Japan's Jera plans 42 percent cut in long-term LNG contracts by 2030

TOKYO (Reuters) - Japan’s Jera Co, the world’s biggest importer of liquefied natural gas (LNG), is planning to cut the amount of gas it buys under long-term contracts by 42 percent by 2030 from current levels, the company’s president told Reuters.

JERA Co President Yuji Kakimi poses for a picture before the Reuters Global Commodities Summit in Tokyo, Japan October 21, 2015. REUTERS/Toru Hanai/File Photo

The company now buys 34.5 million tonnes per annum (mtpa) of LNG under contracts for 10 years or longer. By 2030, that will drop to about 20 million mtpa, President Yuji Kakimi said.

Jera will take this step to prepare for the liberalization of the Japanese electric market that has clouded the outlook for LNG purchases by the country’s utilities, said Kakimi. Future LNG consumption may also be limited by nuclear power plant restarts and the installation of renewable generation such as solar power.

The company’s cuts in long-term purchase puts question marks over planned large-scale, multi-billion dollar LNG production projects, which rely on long-term contracts to gain financing. Asian LNG markets are also suffering through a 72 percent slump in prices since February 2014.

Jera, a joint venture between Tokyo Electric Power and Chubu Electric Power, takes in 40 mtpa of LNG.

The company’s long-term contracts start expiring in 2018 and more than 10 mtpa will conclude by the early 2020s.
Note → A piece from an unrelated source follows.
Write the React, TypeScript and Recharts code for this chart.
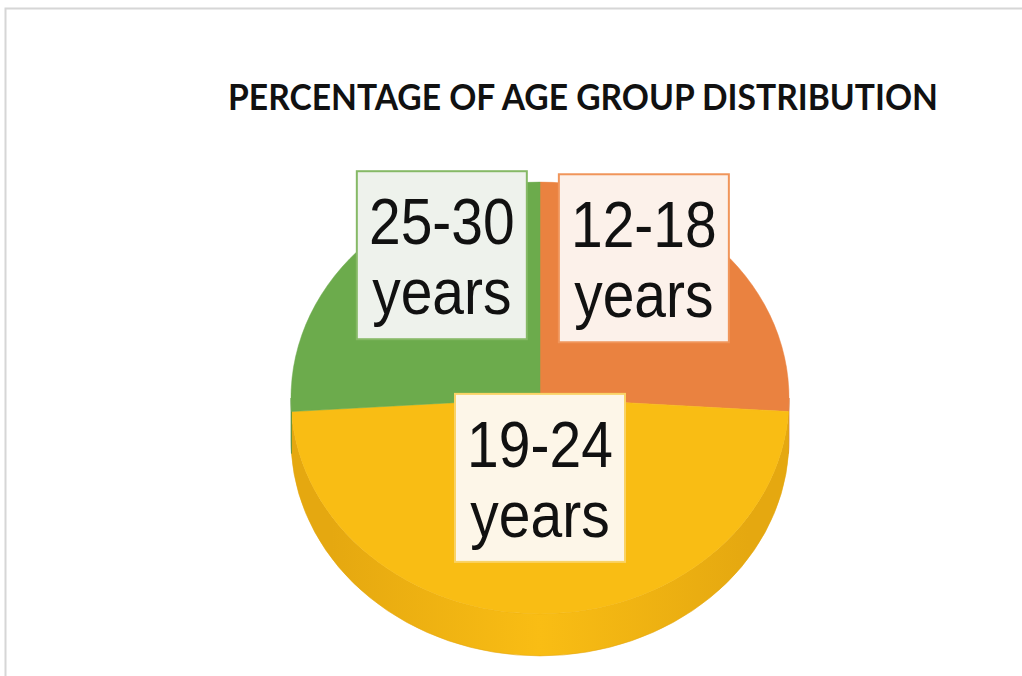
import { PieChart, Pie } from 'recharts';

const AGE_GROUPS = ['12-18 years', '19-24 years', '25-30 years'];
const SHARES = [26, 48, 26];
const COLORS = ['#EA8240', '#F9BD14', '#6CAB4C'];
const SIDE_COLORS = ['#C96A2C', '#E5A810', '#56903A'];
const BOX_FILLS = ['#FCF1EA', '#FDF6E8', '#EEF2EC'];
const BOX_BORDERS = ['#F0955A', '#FAD366', '#86B966'];
const TITLE = 'PERCENTAGE OF AGE GROUP DISTRIBUTION';

const W = 1022;
const H = 676;
const CX = 535;
const CY = 393;
const R = 249;
const TILT = 0.867; // vertical squash of the top face
const DEPTH = 42;
// label placement tweaks (radius fraction, angle nudge) per slice
const LABEL_R = [0.77, 0.37, 0.77];
const LABEL_SHIFT = [14, 0, -16];
const TEXT_STRETCH = 1.15;

const data = AGE_GROUPS.map((name, i) => ({ name, value: SHARES[i] }));

const RAD = Math.PI / 180;
function pt(cx: number, cy: number, r: number, deg: number, dy = 0) {
    return [cx + r * Math.cos(-deg * RAD), cy + r * TILT * Math.sin(-deg * RAD) + dy];
}

function Slice3D(props: any) {
    const { cx, cy, outerRadius: r, startAngle, endAngle, index } = props;
    const ry = r * TILT;
    const lo = Math.min(startAngle, endAngle);
    const hi = Math.max(startAngle, endAngle);
    const sides: string[] = [];
    for (let k = -2; k <= 1; k++) {
        const s = Math.max(lo, -180 + 360 * k);
        const e = Math.min(hi, 360 * k);
        if (e - s <= 0.01) continue;
        const [x1, y1] = pt(cx, cy, r, e);
        const [x2, y2] = pt(cx, cy, r, s);
        const large = e - s > 180 ? 1 : 0;
        sides.push(
            `M${x1},${y1} A${r},${ry} 0 ${large} 1 ${x2},${y2} L${x2},${y2 + DEPTH} ` +
            `A${r},${ry} 0 ${large} 0 ${x1},${y1 + DEPTH} Z`,
        );
    }
    const [sx, sy] = pt(cx, cy, r, startAngle);
    const [ex, ey] = pt(cx, cy, r, endAngle);
    const large = hi - lo > 180 ? 1 : 0;
    const sweep = startAngle > endAngle ? 1 : 0;
    const top = `M${cx},${cy} L${sx},${sy} A${r},${ry} 0 ${large} ${sweep} ${ex},${ey} Z`;
    const gid = `side-${index}`;
    return (
        <g>
            <defs>
                <linearGradient id={gid} x1="0" y1="0" x2="1" y2="0">
                    <stop offset="0%" stopColor={SIDE_COLORS[index]} />
                    <stop offset="8%" stopColor={SIDE_COLORS[index]} />
                    <stop offset="50%" stopColor={COLORS[index]} />
                    <stop offset="92%" stopColor={SIDE_COLORS[index]} />
                </linearGradient>
            </defs>
            {sides.map((d, i) => (
                <path key={i} d={d} fill={`url(#${gid})`} stroke={SIDE_COLORS[index]} strokeWidth={0.6} />
            ))}
            <path d={top} fill={COLORS[index]} stroke={COLORS[index]} strokeWidth={0.5} />
        </g>
    );
}

function BoxLabel(props: any) {
    const { cx, cy, midAngle, outerRadius, index, name } = props;
    const ang = midAngle + LABEL_SHIFT[index];
    const [x, y] = pt(cx, cy, outerRadius * LABEL_R[index], ang);
    const [line1, line2] = String(name).split(' ');
    return (
        <g>
            <rect x={x - 85} y={y - 84} width={170} height={168} fill={BOX_FILLS[index]}
                stroke={BOX_BORDERS[index]} strokeWidth={2} />
            <g transform={`translate(${x},${y}) scale(1,${TEXT_STRETCH})`}>
                <text x={0} y={-11 / TEXT_STRETCH} textAnchor="middle"
                    fontFamily="'Liberation Sans', Arial, sans-serif" fontSize={57} fill="#111">{line1}</text>
                <text x={0} y={59 / TEXT_STRETCH} textAnchor="middle"
                    fontFamily="'Liberation Sans', Arial, sans-serif" fontSize={57} fill="#111">{line2}</text>
            </g>
        </g>
    );
}

export default function App() {
    return (
        <div style={{ position: 'absolute', left: 0, top: 0, width: W, height: H, background: '#fff' }}>
            <svg width={W} height={H} style={{ position: 'absolute', left: 0, top: 0 }}>
                <path d={`M5.5,${H} L5.5,8.5 L${W},8.5`} fill="none" stroke="#d6d6d6" strokeWidth={2} />
                <text x={583} y={110} textAnchor="middle" fontFamily="Lato, 'Open Sans', sans-serif"
                    fontWeight={700} fontSize={37} fill="#111" textLength={710}
                    lengthAdjust="spacingAndGlyphs">{TITLE}</text>
            </svg>
            <div style={{ position: 'absolute', left: 0, top: 0 }}>
                <PieChart width={W} height={H}>
                    <Pie data={data} dataKey="value" nameKey="name" cx={CX} cy={CY} outerRadius={R}
                        startAngle={90} endAngle={-270} isAnimationActive={false} stroke="none"
                        shape={Slice3D} label={BoxLabel} labelLine={false} />
                </PieChart>
            </div>
        </div>
    );
}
Kakimi said the company has no plan to sign new pacts for the foreseeable future.

To offset the decline as the long-term contracts expire, Jera will sign long-term agreements for about 5 mtpa of LNG to stay at the 20 mtpa level, he said.
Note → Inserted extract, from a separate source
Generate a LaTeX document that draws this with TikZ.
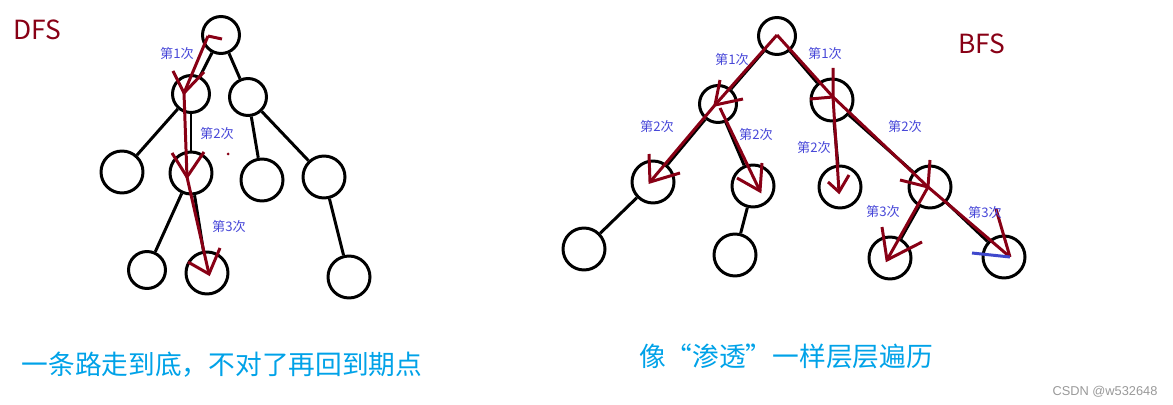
\documentclass[tikz,border=0pt]{standalone}
\usepackage{fontspec}
\setmainfont{Noto Sans CJK SC}
\newfontfamily\wmfont{Liberation Sans}
\definecolor{pathred}{RGB}{136,0,21}
\definecolor{cntblue}{RGB}{72,72,216}
\definecolor{barbblue}{RGB}{63,72,204}
\definecolor{notecyan}{RGB}{0,162,232}

\begin{document}
\begin{tikzpicture}[x=0.02cm, y=-0.02cm]
	\tikzstyle{vertex} = [circle, draw, line width=1.7pt, minimum size=0.74cm, inner sep=0pt]
	\tikzstyle{bigvertex} = [vertex, minimum size=0.84cm]
	\tikzstyle{link} = [line width=1.7pt]
	\tikzstyle{walk} = [draw=pathred, line width=1.7pt]
	\tikzstyle{cnt} = [text=cntblue, font=\fontsize{7.5}{8}\selectfont, inner sep=0pt]
	\tikzstyle{note} = [text=notecyan, font=\fontsize{15.2}{17}\selectfont, inner sep=0pt]
	\tikzstyle{title} = [text=pathred, font=\fontsize{15}{17}\selectfont, inner sep=0pt]

	\useasboundingbox (0,0) rectangle (1173,405);

	% DFS tree
	\node[vertex](d-1) at (221,35){};
	\node[vertex](d-2) at (191,94){};
	\node[vertex](d-3) at (248,97){};
	\node[bigvertex](d-4) at (122,172){};
	\node[bigvertex](d-5) at (191,173){};
	\node[bigvertex](d-6) at (262,180){};
	\node[bigvertex](d-7) at (324,177){};
	\node[vertex](d-8) at (147,270){};
	\node[bigvertex](d-9) at (207,273){};
	\node[bigvertex](d-10) at (349,277){};

	\path[link] (d-1) edge (d-2)
	(d-1) edge (d-3)
	(d-2) edge (d-4)
	(d-2) edge (d-5)
	(d-3) edge (d-6)
	(d-3) edge (d-7)
	(d-5) edge (d-8)
	(d-5) edge (d-9)
	(d-7) edge (d-10);

	% BFS tree
	\node[vertex](b-1) at (777,36){};
	\node[vertex](b-2) at (718,104){};
	\node[bigvertex](b-3) at (832,100){};
	\node[bigvertex](b-4) at (653,182){};
	\node[bigvertex](b-5) at (753,186){};
	\node[bigvertex](b-6) at (584,249){};
	\node[bigvertex](b-7) at (735,255){};
	\node[bigvertex](b-8) at (840,187){};
	\node[bigvertex](b-9) at (930,187){};
	\node[bigvertex](b-10) at (890,258){};
	\node[bigvertex](b-11) at (1004,257){};

	\path[link] (b-1) edge (b-2)
	(b-1) edge (b-3)
	(b-2) edge (b-4)
	(b-2) edge (b-5)
	(b-4) edge (b-6)
	(b-5) edge (b-7)
	(b-3) edge (b-8)
	(b-3) edge (b-9)
	(b-9) edge (b-10)
	(b-9) edge (b-11);

	% hand drawn walks
	\coordinate (dp-0) at (208,36);
	\coordinate (dp-1) at (184,93);
	\coordinate (dp-2) at (187,177);
	\coordinate (dp-3) at (209,274);
	\coordinate (bp-0) at (777,35);
	\coordinate (bp-1) at (715,105);
	\coordinate (bp-2) at (833,97);
	\coordinate (bp-3) at (650,182);
	\coordinate (bp-4) at (720,108);
	\coordinate (bp-5) at (760,191);
	\coordinate (bp-6) at (839,192);
	\coordinate (bp-7) at (928,187);
	\coordinate (bp-8) at (887,260);
	\coordinate (bp-9) at (1010,257);

	\draw[walk] (dp-0) -- ++(14,3);
	\draw[walk] (dp-0) -- (dp-1) -- (dp-2) -- (dp-3);
	\fill[pathred] (228,154) circle (1.5);
	\path[walk] (bp-0) edge (bp-1)
	(bp-0) edge (bp-2)
	(bp-1) edge (bp-3)
	(bp-4) edge (bp-5)
	(bp-2) edge (bp-6)
	(bp-2) edge (bp-7)
	(bp-7) edge (bp-8)
	(bp-7) edge (bp-9);

	\foreach \t/\ax/\ay/\bx/\by in {dp-1/-11/-22/20/-21, dp-2/-15/-24/17/-25, dp-3/-21/-12/11/-26,
		bp-1/5/-25/28/-6, bp-2/0/-29/-23/2, bp-3/-1/-28/30/-9, bp-5/-23/-13/2/-28,
		bp-6/-11/-10/10/-17, bp-7/2/-27/-28/-7, bp-8/-5/-33/35/-18}{
		\draw[walk] (\t) ++(\ax,\ay) -- (\t) -- ++(\bx,\by);
	};
	\draw[walk] (bp-9) -- ++(-14,-48);
	\draw[line width=1.7pt, barbblue] (bp-9) -- ++(-38,-4);

	% labels
	\node[title](dfs) at (37,30) {DFS};
	\node[title](bfs) at (982,44) {BFS};
	\node[cnt](dc-1) at (177,53) {第1次};
	\node[cnt](dc-2) at (217,133) {第2次};
	\node[cnt](dc-3) at (229,226) {第3次};
	\node[cnt](bc-1) at (732,59) {第1次};
	\node[cnt](bc-2) at (825,53) {第1次};
	\node[cnt](bc-3) at (657,126) {第2次};
	\node[cnt](bc-4) at (756,134) {第2次};
	\node[cnt](bc-5) at (814,147) {第2次};
	\node[cnt](bc-6) at (905,126) {第2次};
	\node[cnt](bc-7) at (883,211) {第3次};
	\node[cnt](bc-8) at (985,212) {第3次};
	\node[note](dn) at (222,365) {一条路走到底，不对了再回到期点};
	\node[note](bn) at (786,356) {像“渗透”一样层层遍历};
	\node[text=black!40, font=\wmfont\fontsize{7.3}{8}\selectfont, inner sep=0pt](wm) at (1105,392) {CSDN @w532648};
\end{tikzpicture}
\end{document}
Japan’s retail electricity reform that started in April, which ended regional monopolies, has thrown future power sales into doubt and forces utilities to reduce long-term contracts to cover the minimum essential requirements, he said.

“The power generators cannot have fuel for 20 years without having long-term power sales contracts,” he said. “The long-term portion will decline rapidly with the progress of liberalization like in Europe.”

Japan, the world’s biggest LNG buyer, will see imports decline to 62 million tonnes in 2030, from a record 88.5 million tonnes in 2014 because of a shift to nuclear power as plants restart and more renewable energy is added to the grid, the country’s government has forecast.

Jera, which buys about half of Japan’s LNG imports, sees its annual LNG trading volume, or the amount it consumes plus resale cargoes, in 2030 to be closer to the low end of its projected 30 to 40 mtpa range, Kakimi said.

He said that Jera would be burning about 28 mtpa of LNG a year by 2030, based on the government projections of 62 million tonnes of imports.

Jera’s trading volumes would rise toward 40 mtpa if its joint venture companies’ nuclear plants did not resume operations as projected, he said.

At 40 mtpa of trading volumes, long-term contracts would remain unchanged at about 20 mtpa, with medium- and short-term contracts at 10 mtpa, and the remaining 10 mtpa as spot volumes, he said.

“There is an absolute amount of electricity that we would like to produce using LNG and 20 million tonnes is the essential volumes that we are sure of,” he said.